The senator conceded on Sunday before she congratulated Ms Le on her victory in a tweet. Several users on the platform noticed the carefully-worded tweet focused the loss of Fowler on the party rather than Ms Keneally herself

She also denied being mean to the late Labor senator, Kimberley Kitching, who died suddenly in March, aged 52.

Ms Keneally and fellow Labor senators Penny Wong and Katy Gallagher were branded as ‘mean girls’, with claims their treatment of Ms Kitching contributed to her death.

But Ms Keneally said she shed tears for Ms Kitching, who she sat next to for 18 months in the Senate.

‘I always described her as “good bad company”. It means she was great fun to be with but you always knew you were flirting with a bit of danger and intrigue… She was incredibly smart, and a wickedly clever political operator. I respected her.’

Ms Keneally was also unable to admit her loss in a stinging tweet last Sunday, instead declaring it was Labor that couldn’t claim the seat, before she congratulated Ms Le on her victory.

‘At the end of today, it seems that Labor will not claim victory in Fowler,’ she wrote.

‘I congratulate Dai Le and wish her well.
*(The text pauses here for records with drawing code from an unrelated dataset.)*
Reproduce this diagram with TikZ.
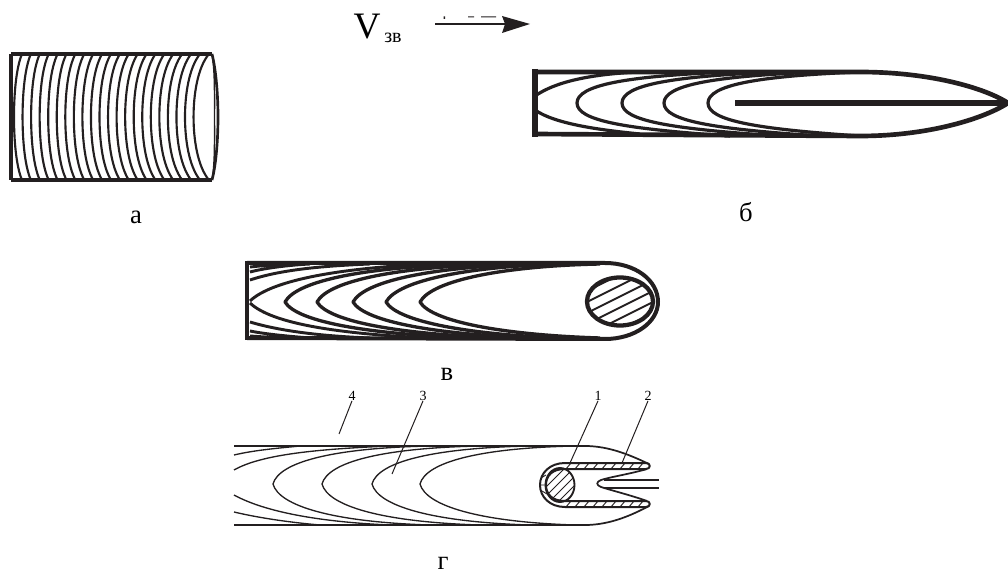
\documentclass[tikz,border=0pt]{standalone}
\usepackage{fontspec}
\setmainfont{Liberation Serif}
\definecolor{ink}{HTML}{231F20}
\tikzset{
  thin line/.style={ink,line width=0.75pt},
  mid line/.style={ink,line width=1.9pt},
  heavy/.style={ink,line width=3pt},
  cap label/.style={font=\fontsize{20}{22}\selectfont,text=black,inner sep=0pt},
  num label/.style={font=\fontsize{10.5}{12}\selectfont,text=black,inner sep=0pt},
}
\begin{document}
\begin{tikzpicture}[x=0.75pt,y=-0.75pt,line join=round]
\useasboundingbox (0,0) rectangle (1008,574);
% panel a
\begin{scope}
\clip (11,54) rectangle (220,180);
\foreach \i in {0,...,21}{
  \pgfmathsetmacro{\xt}{22+\i*8.9}
  \pgfmathsetmacro{\off}{8+\i*0.35}
  \draw[mid line,line width=1.6pt] (\xt,54) .. controls (\xt-\off*0.75,68) and (\xt-\off,95) .. (\xt-\off,117)
     .. controls (\xt-\off,139) and (\xt-\off*0.75,166) .. (\xt,180);
}
\end{scope}
\draw[heavy,line width=3.6pt] (11,180) -- (11,54);
\draw[heavy,line width=2.6pt] (11,54) -- (212,54) (11,180) -- (212,180);
\draw[mid line,line width=2pt] (212,54) .. controls (216,70) and (218,95) .. (218,117) .. controls (218,140) and (216,165) .. (212,180);
\draw[mid line,line width=1.1pt] (212,54) .. controls (215,70) and (214.5,95) .. (214.5,117) .. controls (214.5,140) and (215,165) .. (212,180);
% panel b
\foreach \t/\e in {577/730,622/780,664/820,708/860}{
  \draw[mid line,line width=2.4pt] (\e,72) .. controls (\t+50,76) and (\t,85) .. (\t,103)
    .. controls (\t,121) and (\t+50,129) .. (\e,136);
}
\draw[mid line,line width=2.4pt] (640,72) .. controls (590,74) and (555,82) .. (535,96)
   (535,110) .. controls (555,124) and (600,130) .. (640,134);
\draw[heavy,line width=5pt] (535,69) -- (535,137);
\draw[heavy,line width=3.5pt] (534,72) -- (860,72)
  .. controls (930,72) and (985,88) .. (1008,103)
  .. controls (985,118) and (930,136) .. (860,136) -- (534,134);
\draw[heavy,line width=4pt] (735,103) -- (1006,103);
% panel c
\foreach \t/\e in {285/480,317/510,353/540,386/565,420/600}{
  \draw[mid line,line width=2.5pt] (\e,264) .. controls (\t+85,266) and (\t+12,280) .. (\t,302)
    .. controls (\t+12,322) and (\t+85,335) .. (\e,338);
}
\draw[mid line,line width=2.2pt] (430,264) .. controls (340,268) and (272,280) .. (250,301)
  (250,303) .. controls (272,324) and (340,334) .. (430,338)
  (370,264) .. controls (320,266) and (280,270) .. (250,280)
  (250,322) .. controls (280,331) and (320,336) .. (370,338)
  (310,264) .. controls (290,265) and (265,268) .. (250,272)
  (250,331) .. controls (265,334) and (285,336) .. (310,338)
  (280,264) -- (250,267) (250,336) -- (280,338);
\begin{scope}
\clip (620,301.5) ellipse [x radius=33,y radius=24];
\foreach \d in {-60,-49,...,60}{
  \draw[thin line,line width=1.5pt] (620-50,301.5+\d+25) -- (620+50,301.5+\d-25);
}
\end{scope}
\draw[mid line,line width=3.2pt] (620,301.5) ellipse [x radius=33,y radius=24];
\draw[heavy,line width=3.6pt] (247,261) -- (247,340);
\draw[heavy,line width=3pt] (247,263) -- (605,263) .. controls (635,263) and (658,280) .. (658,302)
  .. controls (658,322) and (635,339) .. (605,339) -- (247,338);
% panel d
\foreach \t/\e in {273/430,322/480,372/530,420/575}{
  \draw[thin line,line width=1pt] (\e,446) .. controls (\t+60,448) and (\t+6,462) .. (\t,484)
    .. controls (\t+6,506) and (\t+60,522) .. (\e,525);
}
\draw[thin line,line width=1pt] (390,446) .. controls (320,449) and (262,454) .. (234,470)
  (234,495) .. controls (265,512) and (320,522) .. (390,525)
  (300,446) .. controls (280,448) and (255,450) .. (234,455)
  (234,512) .. controls (255,517) and (285,522) .. (320,525);
\draw[thin line,line width=1.8pt] (234,446) -- (585,446) (234,525) -- (585,525);
\draw[thin line,line width=1.3pt] (585,446) .. controls (610,446) and (632,456) .. (649,464)
  (649,506) .. controls (632,515) and (610,525) .. (585,525);
% mouth
\draw[thin line,line width=1.3pt] (647,469) .. controls (630,474) and (610,477) .. (601,480)
  .. controls (596,482) and (596,485) .. (601,487) .. controls (610,490) and (630,495) .. (647,501);
\draw[thin line,line width=1.2pt] (604,480) -- (659,480) (604,488) -- (659,488);
% rod
\begin{scope}
\clip (560,485) ellipse [x radius=14.5,y radius=17];
\foreach \d in {-48,-39,...,48}{
  \draw[thin line] (560-30,485+\d+30) -- (560+30,485+\d-30);
}
\end{scope}
\draw[thin line,line width=1.4pt] (560,485) ellipse [x radius=14.5,y radius=17];
% tube
\draw[thin line,line width=1.5pt] (565,463) -- (646,463) .. controls (651,463) and (651,469) .. (646,469) -- (565,469)
  .. controls (552,469) and (546,476) .. (546,485) .. controls (546,494) and (552,501) .. (565,501)
  -- (646,501) .. controls (651,501) and (651,507) .. (646,507) -- (565,507)
  .. controls (550,507) and (540,497) .. (540,485) .. controls (540,473) and (550,463) .. (565,463);
\foreach \x in {566,575,...,640}{
  \draw[thin line,line width=0.7pt] (\x,469) -- (\x+5,463) (\x,507) -- (\x+5,501);
}
\draw[thin line,line width=0.7pt] (546,475) -- (541,478) (545,485) -- (540,485) (547,494) -- (542,491);
% leaders and labels
\node[num label] (n4) at (352,396) {4};
\node[num label] (n3) at (423,396) {3};
\node[num label] (n1) at (598,396) {1};
\node[num label] (n2) at (648,396) {2};
\coordinate (p4) at (339,434);
\coordinate (p3) at (392,474);
\coordinate (p1) at (570,463);
\coordinate (p2) at (622,463);
\draw[thin line] (n4.south) -- (p4);
\draw[thin line] (n3.south) -- (p3);
\draw[thin line] (n1.south) -- (p1);
\draw[thin line] (n2.south) -- (p2);
\node[cap label] (la) at (136,217) {а};
\node[cap label] (lb) at (746,212) {б};
\node[cap label] (lv) at (447,374) {в};
\node[cap label] (lg) at (443,563) {г};
% velocity
\node[inner sep=0pt,font=\fontsize{28}{30}\selectfont] (v) at (367,27) {V};
\node[inner sep=0pt,font=\fontsize{15}{17}\selectfont] (vs) at (393,38) {зв};
\coordinate (a0) at (435,24);
\coordinate (a1) at (530,24);
\draw[ink,line width=1.7pt] (a0) -- (505,24);
\fill[ink] (a1) -- (502,16) -- (505,24) -- (502,33) -- cycle;
\fill[ink] (443.5,16.5) rectangle (445,19) (468,16.5) rectangle (474,17.5) (481,16.5) rectangle (496,17.5);
\end{tikzpicture}
\end{document}
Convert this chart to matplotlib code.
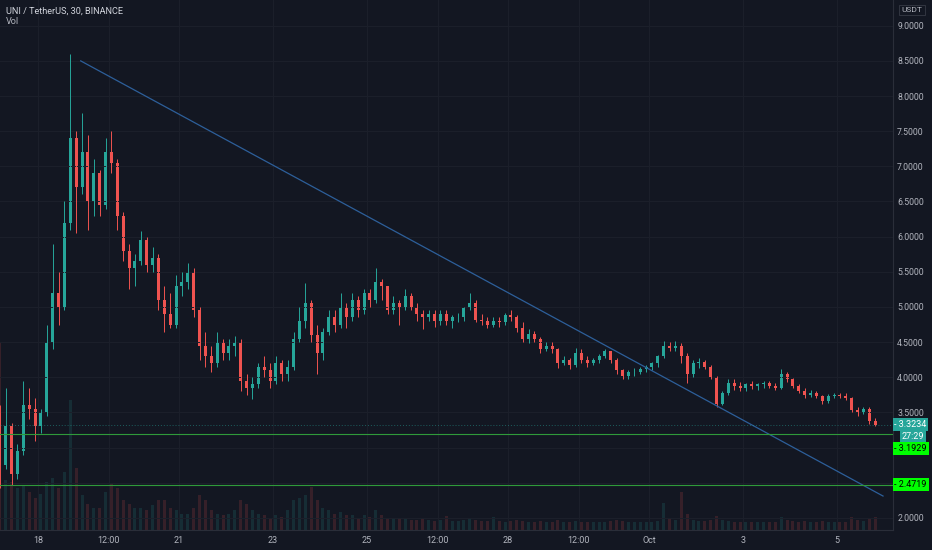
import numpy as np
import pandas as pd
import matplotlib
matplotlib.use("Agg")
import matplotlib.pyplot as plt
import matplotlib.dates as mdates
import matplotlib.transforms as mtransforms

# UNI/USDT (aggregated to 3h candles)
first_open = 3.5
highs = [3.6, 3.85, 3.35, 3.05, 3.95, 3.85, 3.7, 3.55, 4.75, 5.9,
         5.5, 6.5, 8.6, 7.5, 7.76, 7.45, 7.1, 6.95, 7.4, 7.5,
         7.1, 6.35, 5.9, 5.75, 6.08, 6.0, 5.85, 5.75, 5.3, 5.2,
         5.45, 5.5, 5.63, 5.55, 5.0, 4.65, 4.45, 4.65, 4.55, 4.55,
         4.58, 4.55, 4.05, 4.0, 4.2, 4.3, 4.2, 4.3, 4.25, 4.25,
         4.65, 5.0, 5.34, 5.1, 4.75, 4.7, 4.95, 4.95, 5.2, 5.05,
         5.2, 5.15, 5.25, 5.25, 5.56, 5.4, 5.3, 5.15, 5.1, 5.25,
         5.2, 5.05, 4.95, 4.95, 4.95, 4.95, 4.95, 4.88, 4.92, 5.0,
         5.2, 5.1, 4.9, 4.85, 4.85, 4.85, 4.92, 4.95, 4.88, 4.78,
         4.68, 4.66, 4.57, 4.5, 4.5, 4.42, 4.3, 4.28, 4.42, 4.4,
         4.3, 4.28, 4.33, 4.4, 4.38, 4.27, 4.12, 4.1, 4.13, 4.15,
         4.18, 4.22, 4.32, 4.52, 4.5, 4.52, 4.48, 4.35, 4.25, 4.27,
         4.25, 4.18, 4.02, 3.8, 3.98, 3.97, 3.93, 3.92, 3.95, 3.92,
         3.95, 3.95, 3.92, 4.12, 4.08, 3.99, 3.9, 3.85, 3.82, 3.8,
         3.75, 3.76, 3.78, 3.78, 3.77, 3.72, 3.57, 3.58, 3.57, 3.42]
lows = [2.42, 2.7, 2.46, 2.55, 2.9, 3.4, 3.1, 3.2, 3.45, 4.4,
        4.75, 4.95, 6.1, 6.05, 6.6, 6.1, 6.3, 6.3, 6.4, 6.9,
        6.1, 5.65, 5.25, 5.3, 5.6, 5.5, 5.5, 4.95, 4.65, 4.7,
        4.7, 5.15, 5.25, 4.85, 4.25, 4.15, 4.08, 4.15, 4.25, 4.25,
        4.3, 3.8, 3.75, 3.69, 3.85, 4.0, 3.85, 3.9, 3.95, 3.95,
        4.1, 4.5, 4.7, 4.5, 4.05, 4.25, 4.6, 4.65, 4.7, 4.7,
        4.8, 4.85, 4.9, 5.0, 5.05, 5.1, 4.9, 4.9, 4.75, 4.95,
        4.95, 4.8, 4.68, 4.8, 4.72, 4.75, 4.75, 4.7, 4.78, 4.8,
        4.95, 4.78, 4.75, 4.7, 4.72, 4.72, 4.75, 4.8, 4.65, 4.5,
        4.48, 4.5, 4.35, 4.38, 4.35, 4.13, 4.18, 4.12, 4.15, 4.2,
        4.15, 4.17, 4.2, 4.28, 4.2, 4.05, 3.98, 3.98, 4.02, 4.05,
        4.08, 4.1, 4.15, 4.28, 4.38, 4.38, 4.2, 3.92, 4.0, 4.13,
        4.12, 3.97, 3.57, 3.6, 3.75, 3.82, 3.8, 3.8, 3.83, 3.82,
        3.84, 3.85, 3.82, 3.83, 3.93, 3.85, 3.77, 3.71, 3.72, 3.7,
        3.62, 3.64, 3.7, 3.7, 3.68, 3.5, 3.45, 3.47, 3.33, 3.3]
closes = [2.75, 3.3, 2.62, 2.95, 3.6, 3.55, 3.3, 3.5, 4.5, 5.2,
          5.0, 6.2, 7.4, 6.7, 7.2, 6.5, 6.9, 6.45, 7.2, 7.05,
          6.3, 5.8, 5.55, 5.65, 5.95, 5.6, 5.7, 5.1, 4.9, 4.75,
          5.3, 5.35, 5.5, 4.95, 4.45, 4.3, 4.2, 4.5, 4.35, 4.45,
          4.5, 3.95, 3.85, 3.9, 4.15, 4.1, 3.95, 4.2, 4.05, 4.15,
          4.55, 4.8, 5.05, 4.6, 4.35, 4.65, 4.85, 4.75, 5.0, 4.85,
          5.1, 4.95, 5.2, 5.1, 5.35, 5.3, 4.95, 5.05, 5.0, 5.15,
          5.0, 4.9, 4.85, 4.9, 4.8, 4.9, 4.8, 4.85, 4.85, 4.98,
          5.05, 4.82, 4.8, 4.75, 4.8, 4.78, 4.88, 4.85, 4.7, 4.55,
          4.62, 4.55, 4.4, 4.45, 4.4, 4.2, 4.25, 4.18, 4.35, 4.25,
          4.2, 4.25, 4.3, 4.37, 4.25, 4.1, 4.02, 4.07, 4.08, 4.12,
          4.15, 4.2, 4.3, 4.45, 4.42, 4.45, 4.3, 4.05, 4.2, 4.22,
          4.15, 4.0, 3.62, 3.78, 3.92, 3.88, 3.85, 3.9, 3.87, 3.9,
          3.92, 3.88, 3.85, 4.05, 3.97, 3.88, 3.8, 3.75, 3.78, 3.73,
          3.66, 3.73, 3.75, 3.74, 3.7, 3.53, 3.5, 3.55, 3.38, 3.3234]
volumes = [188, 50, 48, 42, 45, 38, 32, 36, 48, 52,
           42, 58, 130, 62, 35, 26, 22, 22, 38, 47,
           42, 30, 26, 22, 22, 20, 25, 30, 30, 22,
           20, 16, 16, 22, 35, 30, 20, 16, 15, 16,
           20, 30, 26, 20, 16, 15, 12, 15, 13, 20,
           30, 32, 35, 43, 30, 22, 20, 16, 18, 15,
           15, 12, 15, 13, 20, 15, 12, 12, 12, 11,
           10, 10, 11, 10, 9, 10, 14, 9, 9, 10,
           12, 10, 9, 9, 13, 9, 8, 9, 10, 9,
           8, 8, 9, 8, 8, 10, 8, 8, 9, 8,
           8, 8, 8, 8, 9, 10, 9, 8, 8, 8,
           8, 8, 9, 27, 12, 10, 38, 16, 10, 9,
           9, 10, 14, 10, 9, 8, 8, 8, 8, 8,
           8, 8, 8, 13, 10, 9, 8, 9, 8, 8,
           9, 8, 8, 8, 8, 13, 10, 9, 11, 13]

trend_times = ["2020-09-18 21:48", "2020-10-05 23:30"]
trend_prices = [8.50, 2.31]
levels = [3.1929, 2.4719]
countdown = "27:29"

price_ticks = [2.0, 2.5, 3.0, 3.5, 4.0, 4.5, 5.0, 5.5, 6.0, 6.5, 7.0, 7.5, 8.0, 8.5, 9.0]
hidden_ticks = [2.5, 3.0]
time_ticks = ["2020-09-18 00:00", "2020-09-19 12:00", "2020-09-21 00:00", "2020-09-23 00:00",
              "2020-09-25 00:00", "2020-09-26 12:00", "2020-09-28 00:00", "2020-09-29 12:00",
              "2020-10-01 00:00", "2020-10-03 00:00", "2020-10-05 00:00"]
time_labels = ["18", "12:00", "21", "23", "25", "12:00", "28", "12:00", "Oct", "3", "5"]

bg = "#131722"
up_col = "#26a69a"
dn_col = "#ef5350"
txt_col = "#b2b5be"
plt.rcParams["font.family"] = ["Roboto", "DejaVu Sans"]

opens = [first_open] + closes[:-1]
times = pd.date_range("2020-09-17 03:00", periods=len(closes), freq="3h")
centers = mdates.date2num(times + pd.Timedelta(hours=1.5))
slot = 3 / 24
is_up = np.array(closes) >= np.array(opens)
cols = np.where(is_up, up_col, dn_col)

fig = plt.figure(figsize=(9.32, 5.5), dpi=100, facecolor=bg)
ax = fig.add_axes([0, 20 / 550, 893 / 932, 530 / 550])
vax = ax.twinx()
ax.set_zorder(vax.get_zorder() + 1)
ax.patch.set_visible(False)
vax.set_facecolor(bg)

# volume, drawn faint behind the candles
vax.bar(centers, volumes, width=slot * 0.5, color=cols, alpha=0.16, linewidth=0)
vax.set_ylim(0, max(volumes) * 530 / 188)
vax.set_yticks([])
for s in vax.spines.values():
    s.set_visible(False)

# candles
body_lo = np.minimum(opens, closes)
body_h = np.maximum(np.abs(np.array(closes) - np.array(opens)), 0.01)
ax.vlines(centers, lows, highs, colors=cols, linewidth=0.7)
ax.bar(centers, body_h, bottom=body_lo, width=slot * 0.5, color=cols, linewidth=0)

# drawings
tt = mdates.date2num(pd.to_datetime(trend_times))
ax.plot(tt, trend_prices, color="#2d5f9a", linewidth=0.9)
for lv in levels:
    ax.axhline(lv, color="#2f9a3a", linewidth=0.8)
ax.axhline(closes[-1], color=up_col, linewidth=0.7, linestyle=(0, (1, 2)), alpha=0.5)

day0 = mdates.date2num(pd.Timestamp("2020-09-18"))
ax.set_xlim(day0 - 38 / 47, day0 + 855 / 47)
ax.set_ylim(1.827, 9.366)

ax.set_xticks(mdates.date2num(pd.to_datetime(time_ticks)))
ax.set_xticklabels(time_labels)
ax.set_yticks(price_ticks)
ax.set_yticklabels(["" if p in hidden_ticks else f"{p:.4f}" for p in price_ticks])
ax.yaxis.tick_right()
ax.tick_params(axis="x", length=0, pad=4.5, labelsize=6.5, labelcolor=txt_col)
ax.tick_params(axis="y", length=0, pad=3, labelsize=6.3, labelcolor=txt_col)
ax.grid(color="#1c202b", linewidth=0.7)
for name, s in ax.spines.items():
    s.set_visible(name in ("right", "bottom"))
    s.set_color("#2a2e39")

# price scale labels
tr = mtransforms.blended_transform_factory(ax.transAxes, ax.transData)
ax.annotate(f"- {closes[-1]:.4f}", xy=(1, closes[-1]), xycoords=tr, xytext=(1, 0),
            textcoords="offset points", va="center", ha="left", fontsize=6.5, color="white",
            annotation_clip=False,
            bbox=dict(boxstyle="square,pad=0.2", fc=up_col, ec="none"))
ax.annotate(countdown, xy=(1, closes[-1]), xycoords=tr, xytext=(6, -8.5),
            textcoords="offset points", va="center", ha="left", fontsize=6.5, color="white",
            annotation_clip=False,
            bbox=dict(boxstyle="square,pad=0.2", fc=up_col, ec="none"))
ax.annotate(f"- {levels[0]:.4f}", xy=(1, levels[0]), xycoords=tr, xytext=(1, -10.5),
            textcoords="offset points", va="center", ha="left", fontsize=6.5, color="black",
            annotation_clip=False,
            bbox=dict(boxstyle="square,pad=0.2", fc="#00ff00", ec="none"))
ax.annotate(f"- {levels[1]:.4f}", xy=(1, levels[1]), xycoords=tr, xytext=(1, 0),
            textcoords="offset points", va="center", ha="left", fontsize=6.5, color="black",
            annotation_clip=False,
            bbox=dict(boxstyle="square,pad=0.2", fc="#00ff00", ec="none"))

fig.text(6 / 932, 1 - 11 / 550, "UNI / TetherUS, 30, BINANCE", color="#d1d4dc",
         fontsize=6.6, va="center", ha="left")
fig.text(6 / 932, 1 - 22 / 550, "Vol", color=txt_col, fontsize=6.6, va="center", ha="left")
fig.text(912 / 932, 1 - 10 / 550, "USDT", color=txt_col, fontsize=6, va="center", ha="center",
         bbox=dict(boxstyle="square,pad=0.25", fc=bg, ec="#363a45", lw=0.6))

fig.savefig("out.png", dpi=100, facecolor=bg)
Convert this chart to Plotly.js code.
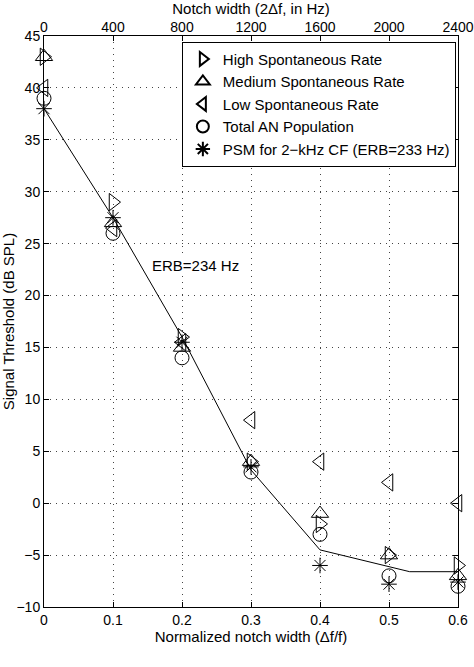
<!DOCTYPE html>
<html><head><meta charset="utf-8">
<script src="https://cdn.plot.ly/plotly-3.0.1.min.js"></script>
<style>html,body{margin:0;padding:0;background:#fff}#g{width:474px;height:667px}</style>
</head><body><div id="g"></div>
<script>
const xNorm = [0, 0.1, 0.2, 0.3, 0.4, 0.5, 0.6];
const highSR = [43, 29, 16, 4, -2, -5, -6];
const medSR = [43, 27, 15, 4, -1, -5, -7];
const lowSR = [40, 26.5, 15.5, 8, 4, 2, 0];
const totalAN = [39, 26, 14, 3, -3, -7, -8];
const psm = [38, 27.5, 15.5, 3.5, -6, -7.8, -7.6];
const lineX = [0, 0.1, 0.2, 0.3, 0.4, 0.53, 0.6];
const lineY = [38, 27.5, 16, 3.2, -4.5, -6.6, -6.6];
const topTicks = [0, 400, 800, 1200, 1600, 2000, 2400];
const names = ['High Spontaneous Rate','Medium Spontaneous Rate','Low Spontaneous Rate','Total AN Population','PSM for 2\u2212kHz CF (ERB=233 Hz)'];

const mk = (y, sym, name, size) => ({x: xNorm, y: y, mode: 'markers', name: name, type: 'scatter',
  marker: {symbol: sym, size: size, color: '#000', line: {color: '#000', width: 1}}, cliponaxis: false});
const data = [
  {x: lineX, y: lineY, mode: 'lines', line: {color: '#000', width: 1}, showlegend: false, type: 'scatter'},
  mk(highSR, 'triangle-right-open', names[0], 15),
  mk(medSR, 'triangle-up-open', names[1], 15),
  mk(lowSR, 'triangle-left-open', names[2], 15),
  mk(totalAN, 'circle-open', names[3], 14),
  mk(psm, 'asterisk-open', names[4], 13),
  {x: topTicks, y: [null,null,null,null,null,null,null], xaxis: 'x2', mode: 'markers', showlegend: false, type: 'scatter'}
];
const font = {family: 'Liberation Sans, Arial, sans-serif', size: 14, color: '#000'};
const layout = {
  width: 474, height: 667,
  margin: {l: 44, r: 16, t: 36, b: 60},
  font: font,
  paper_bgcolor: '#fff', plot_bgcolor: '#fff',
  xaxis: {range: [0, 0.6], tickvals: xNorm, ticktext: xNorm.map(v => v === 0 ? '0' : String(v)),
    showline: true, linecolor: '#000', linewidth: 1, mirror: 'ticks', ticks: 'inside', ticklen: 5, tickcolor: '#000',
    showgrid: true, gridcolor: '#444', griddash: '1px,5px', gridwidth: 1, zeroline: false,
    title: {text: 'Normalized notch width (\u0394f/f)', font: {size: 15}, standoff: 2}},
  xaxis2: {range: [0, 2400], overlaying: 'x', side: 'top', tickvals: topTicks, ticks: 'inside', ticklen: 5, tickcolor: '#000',
    showgrid: false, zeroline: false, showline: false,
    title: {text: 'Notch width (2\u0394f, in Hz)', font: {size: 15}, standoff: 2}},
  yaxis: {range: [-10, 45], dtick: 5, showline: true, linecolor: '#000', linewidth: 1, mirror: 'ticks', ticks: 'inside', ticklen: 5, tickcolor: '#000',
    showgrid: true, gridcolor: '#444', griddash: '1px,5px', gridwidth: 1, zeroline: false,
    title: {text: 'Signal Threshold (dB SPL)', font: {size: 15}, standoff: 4}},
  legend: {x: 0.333, y: 0.99, xanchor: 'left', yanchor: 'top', bgcolor: '#fff', bordercolor: '#000', borderwidth: 1,
    font: {size: 15}, tracegroupgap: 0, itemsizing: 'constant'},
  annotations: [{x: 0.154, y: 22.9, xref: 'x', yref: 'y', text: 'ERB=234 Hz', showarrow: false, xanchor: 'left', font: {size: 15}, bgcolor: '#fff'}]
};
Plotly.newPlot('g', data, layout, {displayModeBar: false, staticPlot: true});
</script></body></html>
Thank you to the people who voted Labor & the volunteers on our campaign.’

Ms Keneally concluded her concession tweet by congratulating newly-appointed Prime Minister Anthony Albanese, the Labor party and telling her followers a ‘better future for Australia lies ahead’.

Several users on the platform noticed the carefully-worded tweet focused on the loss of Fowler on the party, rather than Ms Keneally herself.

‘In the end, Kristina Keneally is to blame for losing the super safe heartland Labor seat of #Fowler,’ tweeted journalist Troy Bramston, who penned a piece in The Australian on the debacle.

‘But in true Keneally style, she is not to blame, only Labor is – ‘Labor will not claim victory’ …’

The political journalist later told Sky News Australia that it was ultimately a ‘terrible decision’ from Labor.

‘You can’t just parachute someone from the northern suburbs of Sydney to western Sydney,’ he said.

‘It’s a lesson for Labor too; don’t take constituencies for granted.’

Labor's Katy Gallagher (left) and Kristina Keneally (centre) listen to Penny Wong (centre) as senators paid tribute to the late Senator Kimberley Kitching on Monday, March 28, 2022

Ms Keneally quickly moved back to her mansion on Scotland Island after the election, a luxury enclave only accessible by boat on Sydney’s northern beaches.

She looked sombre when spotted collecting groceries from a boat on Saturday and doing some weekend cleaning on the exclusive island she calls home.

Ms Keneally was alone as she picked up a cardboard box and two full plastic shopping bags – including one from Aldi – at a jetty on Scotland Island at Pittwater on Saturday.

Dressed in a dark jacket and trousers with an orange t-shirt, Ms Keneally carried her haul of groceries back to her house, a three-storey, waterfront property surrounded by dense foliage.

Later Ms Keneally was seen chatting to an unidentified man and cleaning her front balcony in the orange shirt, having removed her jacket.